Protesters and counter-protestors gathered near the entrance on Haverstick Road to express their disgust and support, respectively, for the Rev. Ted Rothrock, a longtime pastor at the church who was days earlier by Diocese of Lafayette-in-Indiana Bishop Timothy Doherty for writing a June 28 article that called leaders of Black Lives Matter “serpents in the garden” and “maggots and parasites at best,” among other things.

The dozens of people protesting Rothrock’s comments outnumbered the handful of counter-protestors throughout the daylong event, which was cut short in the late afternoon because of thunderstorms. A Carmel Police Dept. spokesman said the event did not lead to any “arrests or incidents to report,” although at least one counter-protestor walked around with a rifle and verbally sparred with protestors from across Haverstick Road.

Carmel Against Racial Injustice organized the demonstration, which it called the “Gathering for Equality, Justice, and Healing.” CARI co-founder Ashten Spilker said many parishioners visited with protesters throughout the day to talk about the issue, which has been painful for both sides.

 “The ones who did find the courage to come over and speak with us, most of them were kind and ended up leaving with a greater understanding,” Spilker said. “The general tone was even if they were sad to see (Rothrock) suspended, they don’t condone the statements he made.”

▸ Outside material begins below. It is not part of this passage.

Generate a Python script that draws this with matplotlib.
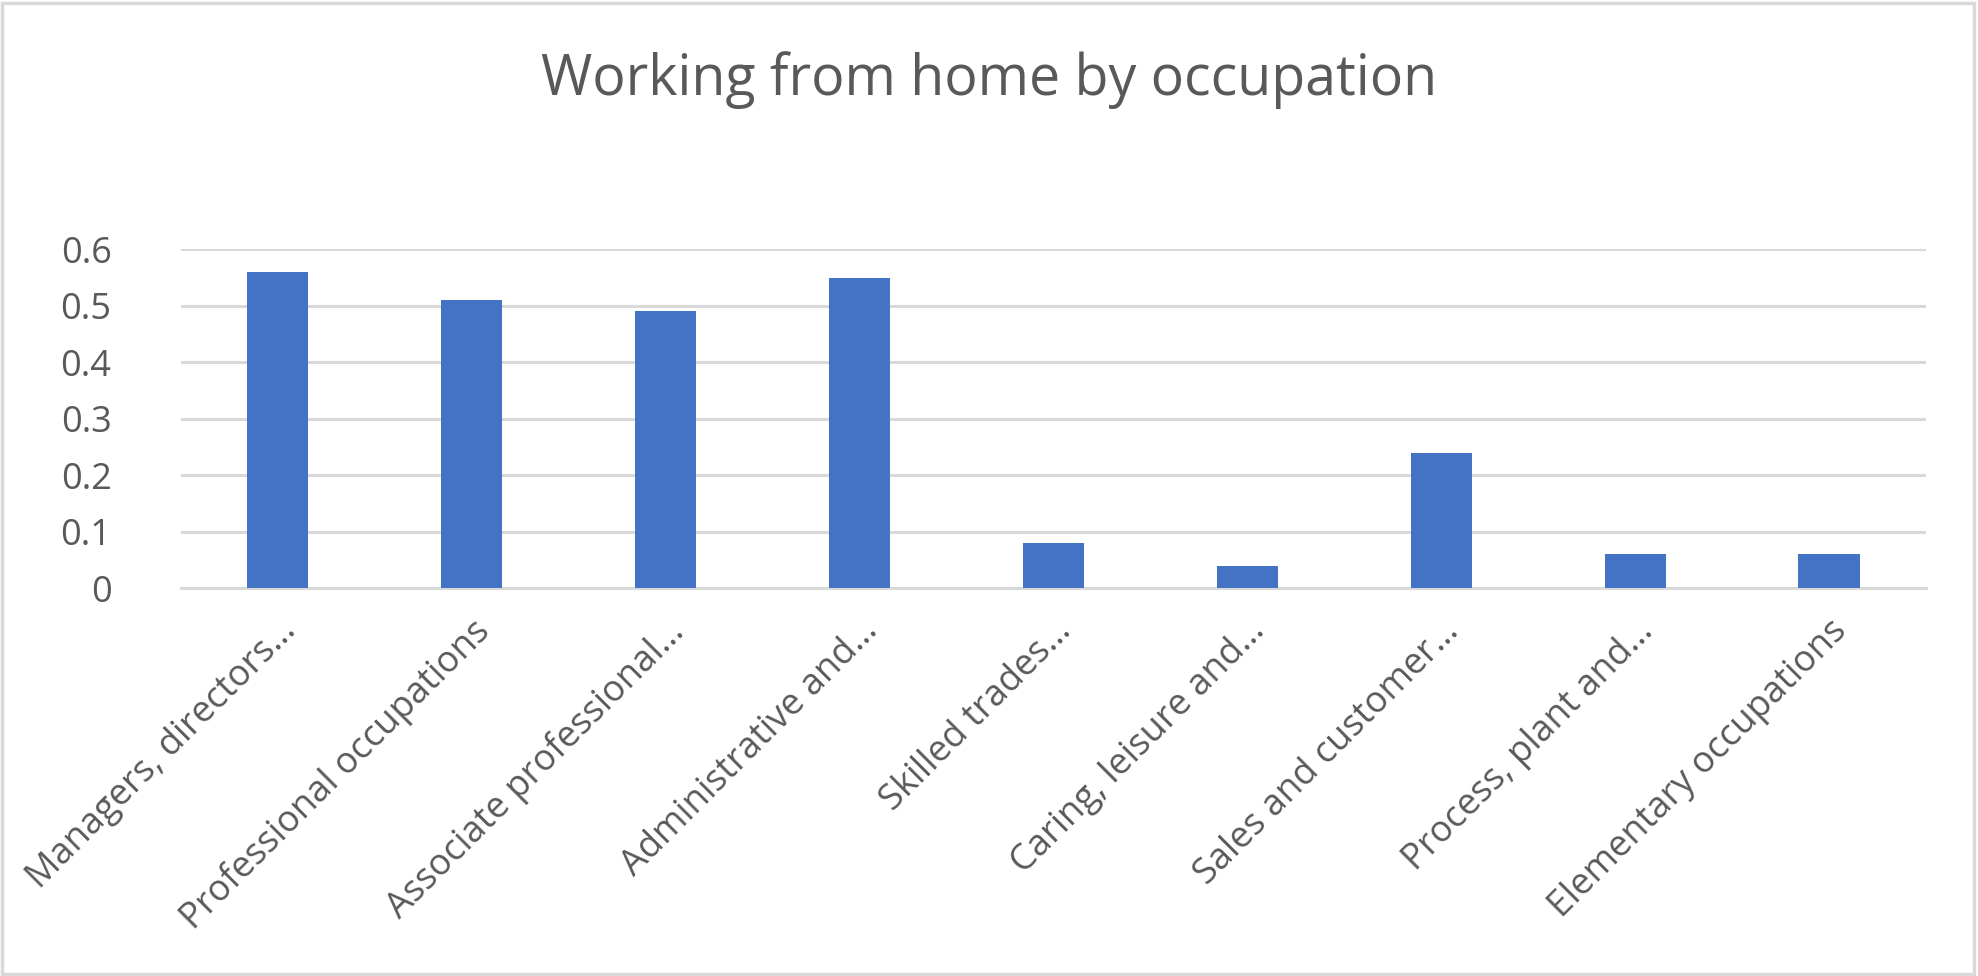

Scott Cunningham, who has attended the church since it was founded in 1981, said the protestors were gone by the time he attended the 5:30 p.m. service. He said most parishioners are deeply hurt by the situation involving Rothrock and continue to support him. As a leader of the parish, Rothrock is a “family member” to parishioners, Cunningham said.

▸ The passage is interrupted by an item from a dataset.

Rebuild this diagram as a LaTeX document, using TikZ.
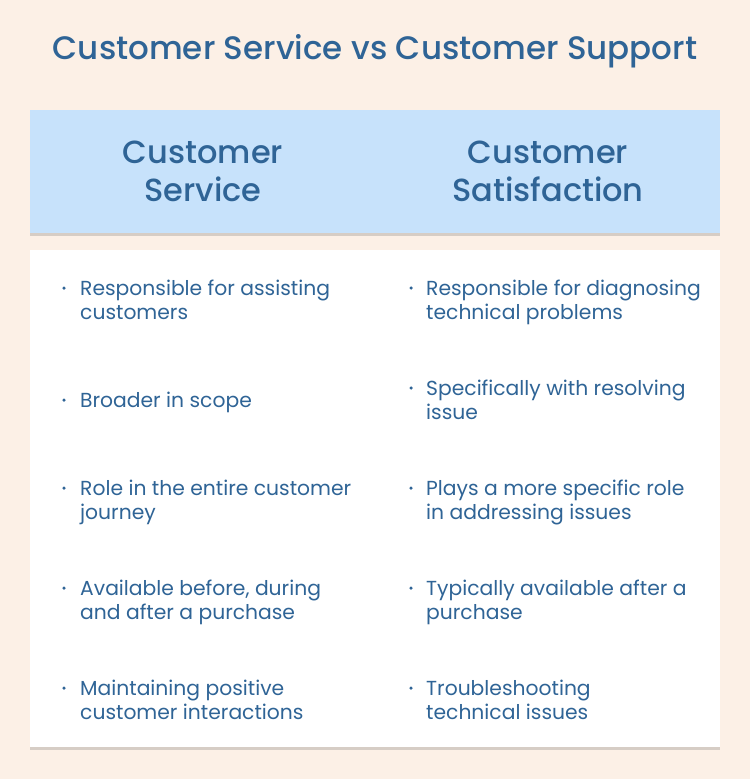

“The parishioners are struggling with the events because it hurts. It’s devastating. We are trying to reconcile the information that has been put out there as well as the decision by the bishop (to suspend Rothrock). It’s a difficult pill to swallow,” Cunningham said. “It is very hard to overcome the despair, but I think that the parish is beginning to heal and come to terms with the situation, building trust in God that He will draw us to His ultimate conclusion on this issue.”

Cunningham said Rothrock is not a racist and that he worked to “bridge gaps” in the community and build supportive relationships with other faith leaders.

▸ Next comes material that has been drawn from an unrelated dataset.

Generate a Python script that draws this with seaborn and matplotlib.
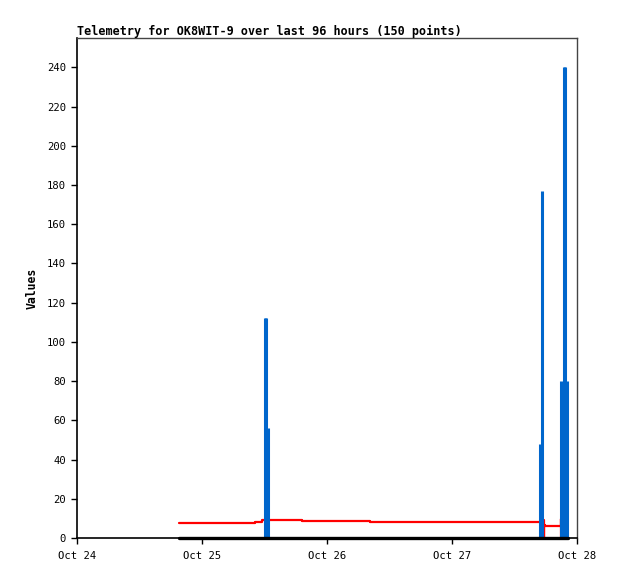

“Father Rothrock’s goal for his parish is to be the most welcoming it can be. In the Catholic faith all are welcome,” Cunningham said. “You can’t make strides in that area and then also be a racist and be exclusive. That is just simply not in (Rothrock’s) nature.”

Rothrock was positioned to become pastor at Our Lady of Mt. Carmel Catholic Church, but his next assignment is undecided. Doherty explained his decision to suspend Rothrock during a July 5 homily at Seton, which also was posted on the church’s website.

“The serious consequences of that article are still playing out among us and in the wider community,” Doherty stated. “I chose the suspension provided for in church law. The suspension offers me an opportunity for pastoral discernment for the good of the diocese, of St Elizabeth Seton Church, and for the good of Father Rothrock.”

CARI is calling for Doherty to permanently remove Rothrock from pastoral service.

“When you express those feelings as a leader, people are more likely to listen to them and internalize them,” Spilker said. “Our concern is if he does go to another parish, what kind of rhetoric is he going to be preaching there?”

Rothrock issued an apology last week, in which he stated, “It was not my intention to offend anyone, and I am sorry that my words have caused any hurt to anyone.”

Spilker doesn’t deny that Rothrock has done positive deeds during his 22 years at Seton, but she doesn’t believe he is fit to lead another congregation at this point.

“It’s possible for someone to do good and still have racism in their heart,” Spilker said.